*Information provided*.
## START

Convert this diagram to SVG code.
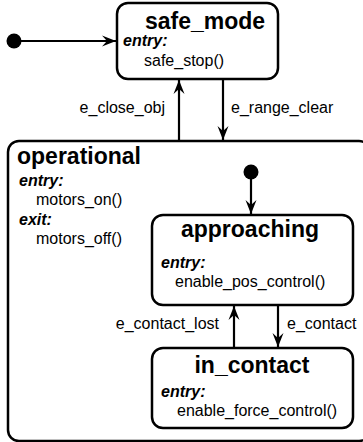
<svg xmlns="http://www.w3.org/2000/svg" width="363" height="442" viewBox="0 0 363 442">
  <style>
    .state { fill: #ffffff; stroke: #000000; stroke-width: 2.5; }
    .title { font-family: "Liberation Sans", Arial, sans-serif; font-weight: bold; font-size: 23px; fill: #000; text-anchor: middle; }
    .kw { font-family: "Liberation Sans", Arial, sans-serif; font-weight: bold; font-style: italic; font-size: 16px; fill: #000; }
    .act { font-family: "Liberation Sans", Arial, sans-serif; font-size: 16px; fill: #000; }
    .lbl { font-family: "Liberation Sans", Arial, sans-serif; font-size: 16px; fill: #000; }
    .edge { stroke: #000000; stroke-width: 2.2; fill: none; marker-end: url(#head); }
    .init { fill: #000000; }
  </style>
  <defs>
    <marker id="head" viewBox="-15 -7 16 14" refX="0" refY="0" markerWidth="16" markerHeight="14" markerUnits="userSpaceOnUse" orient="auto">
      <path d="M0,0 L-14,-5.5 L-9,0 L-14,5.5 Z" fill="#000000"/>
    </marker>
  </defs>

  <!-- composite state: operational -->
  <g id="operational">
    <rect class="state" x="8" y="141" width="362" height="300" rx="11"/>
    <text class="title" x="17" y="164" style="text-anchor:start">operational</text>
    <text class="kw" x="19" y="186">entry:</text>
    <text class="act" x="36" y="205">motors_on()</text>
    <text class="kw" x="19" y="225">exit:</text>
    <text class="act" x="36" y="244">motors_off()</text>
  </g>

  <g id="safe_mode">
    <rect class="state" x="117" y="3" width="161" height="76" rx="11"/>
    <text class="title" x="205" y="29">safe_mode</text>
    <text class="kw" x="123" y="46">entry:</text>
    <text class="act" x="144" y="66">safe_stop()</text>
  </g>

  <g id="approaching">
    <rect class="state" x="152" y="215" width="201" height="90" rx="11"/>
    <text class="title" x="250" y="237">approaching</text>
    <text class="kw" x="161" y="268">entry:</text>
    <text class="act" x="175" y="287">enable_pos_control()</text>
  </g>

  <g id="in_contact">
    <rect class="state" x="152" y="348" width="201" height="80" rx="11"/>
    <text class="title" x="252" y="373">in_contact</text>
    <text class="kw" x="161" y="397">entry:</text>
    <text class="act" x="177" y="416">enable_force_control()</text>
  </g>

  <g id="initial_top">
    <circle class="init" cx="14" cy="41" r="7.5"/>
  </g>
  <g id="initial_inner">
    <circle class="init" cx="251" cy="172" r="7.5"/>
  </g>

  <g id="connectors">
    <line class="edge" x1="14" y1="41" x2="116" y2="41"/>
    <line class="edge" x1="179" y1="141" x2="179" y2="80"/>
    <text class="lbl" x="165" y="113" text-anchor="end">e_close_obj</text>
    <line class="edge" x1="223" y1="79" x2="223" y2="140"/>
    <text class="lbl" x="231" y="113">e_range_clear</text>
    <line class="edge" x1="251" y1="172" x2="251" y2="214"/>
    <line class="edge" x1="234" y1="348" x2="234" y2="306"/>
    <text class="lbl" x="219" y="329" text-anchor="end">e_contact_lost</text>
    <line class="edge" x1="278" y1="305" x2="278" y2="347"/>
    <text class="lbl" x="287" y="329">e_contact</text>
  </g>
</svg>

## END
## START

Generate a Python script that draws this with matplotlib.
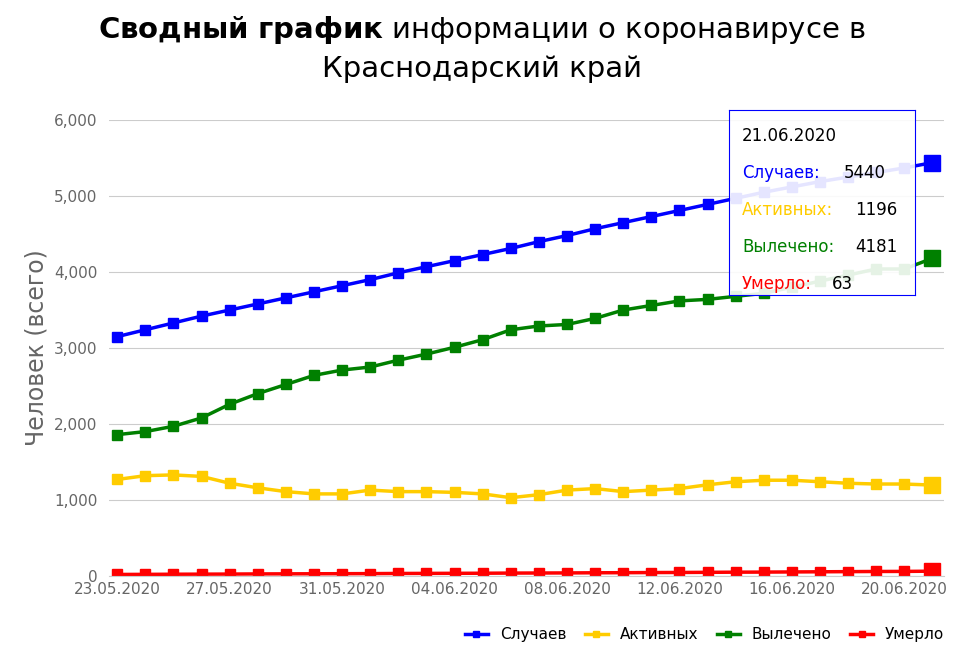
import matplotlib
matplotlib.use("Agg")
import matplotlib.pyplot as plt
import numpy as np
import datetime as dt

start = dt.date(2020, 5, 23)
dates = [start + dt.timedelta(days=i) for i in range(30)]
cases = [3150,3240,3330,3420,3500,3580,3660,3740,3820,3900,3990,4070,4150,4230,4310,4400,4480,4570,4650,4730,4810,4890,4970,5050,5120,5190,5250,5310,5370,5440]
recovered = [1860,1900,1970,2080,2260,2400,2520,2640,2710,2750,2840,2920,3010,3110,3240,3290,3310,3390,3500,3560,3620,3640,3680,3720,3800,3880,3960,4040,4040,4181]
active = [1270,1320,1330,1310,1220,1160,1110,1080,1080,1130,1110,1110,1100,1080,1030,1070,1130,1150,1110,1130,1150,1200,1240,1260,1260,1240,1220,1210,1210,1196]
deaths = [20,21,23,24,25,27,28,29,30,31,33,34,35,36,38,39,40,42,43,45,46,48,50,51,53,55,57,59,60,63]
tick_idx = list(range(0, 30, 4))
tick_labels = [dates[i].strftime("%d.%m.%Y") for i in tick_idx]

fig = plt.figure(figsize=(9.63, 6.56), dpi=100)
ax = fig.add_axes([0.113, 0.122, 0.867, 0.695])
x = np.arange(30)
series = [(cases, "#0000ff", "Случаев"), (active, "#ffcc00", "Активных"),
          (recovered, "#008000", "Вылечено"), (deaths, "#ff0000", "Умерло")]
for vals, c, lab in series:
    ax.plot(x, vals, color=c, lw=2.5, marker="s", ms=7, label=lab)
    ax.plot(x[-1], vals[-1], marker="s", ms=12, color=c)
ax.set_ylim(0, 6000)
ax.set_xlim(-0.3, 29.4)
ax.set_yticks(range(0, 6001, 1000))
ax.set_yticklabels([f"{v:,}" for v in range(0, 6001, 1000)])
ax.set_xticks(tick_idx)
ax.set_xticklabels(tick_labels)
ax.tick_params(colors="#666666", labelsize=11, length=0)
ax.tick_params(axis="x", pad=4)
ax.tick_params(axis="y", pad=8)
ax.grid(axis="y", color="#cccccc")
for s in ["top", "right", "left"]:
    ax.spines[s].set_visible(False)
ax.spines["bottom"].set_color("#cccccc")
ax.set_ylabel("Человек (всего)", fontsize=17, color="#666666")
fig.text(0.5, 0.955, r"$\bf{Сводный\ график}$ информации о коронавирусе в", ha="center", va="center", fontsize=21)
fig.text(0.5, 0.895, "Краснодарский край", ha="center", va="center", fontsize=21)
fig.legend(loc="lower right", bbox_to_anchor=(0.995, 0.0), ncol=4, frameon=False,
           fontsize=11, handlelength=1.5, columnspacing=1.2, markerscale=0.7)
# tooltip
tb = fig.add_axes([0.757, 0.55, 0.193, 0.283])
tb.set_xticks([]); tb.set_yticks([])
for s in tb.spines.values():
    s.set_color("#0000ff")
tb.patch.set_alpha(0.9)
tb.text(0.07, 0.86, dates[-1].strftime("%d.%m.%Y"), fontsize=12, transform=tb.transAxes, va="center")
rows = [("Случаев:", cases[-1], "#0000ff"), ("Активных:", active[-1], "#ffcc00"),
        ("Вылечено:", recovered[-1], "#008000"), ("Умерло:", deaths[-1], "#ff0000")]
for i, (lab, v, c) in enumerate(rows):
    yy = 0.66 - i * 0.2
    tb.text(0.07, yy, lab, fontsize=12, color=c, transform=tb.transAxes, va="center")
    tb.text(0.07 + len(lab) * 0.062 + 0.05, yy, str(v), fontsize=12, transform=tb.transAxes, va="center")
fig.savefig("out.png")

## END
## START

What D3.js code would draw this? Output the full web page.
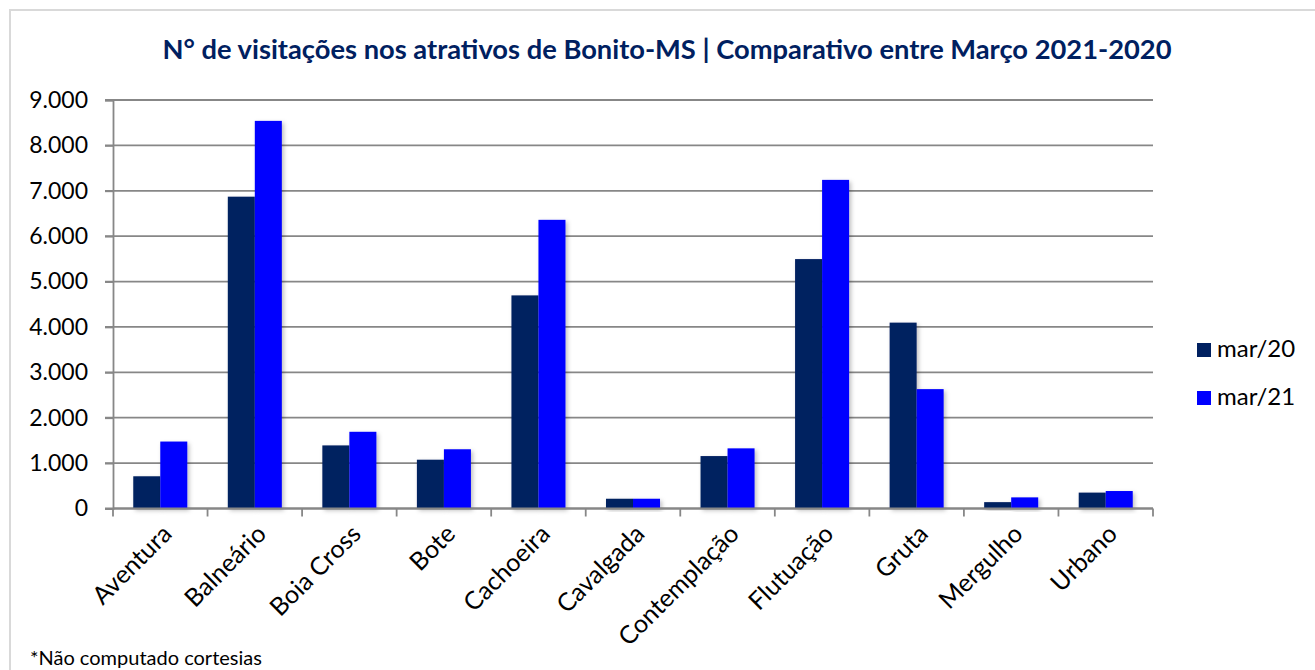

## END

*Do this*.
In the listing above, find the line containing "Generate a Python" and the line containing "import datetime as dt". Reproduce those lines and all between them exactly, with no pictures and nothing more.

*Solved exercise*.
Generate a Python script that draws this with matplotlib.
import matplotlib
matplotlib.use("Agg")
import matplotlib.pyplot as plt
import numpy as np
import datetime as dt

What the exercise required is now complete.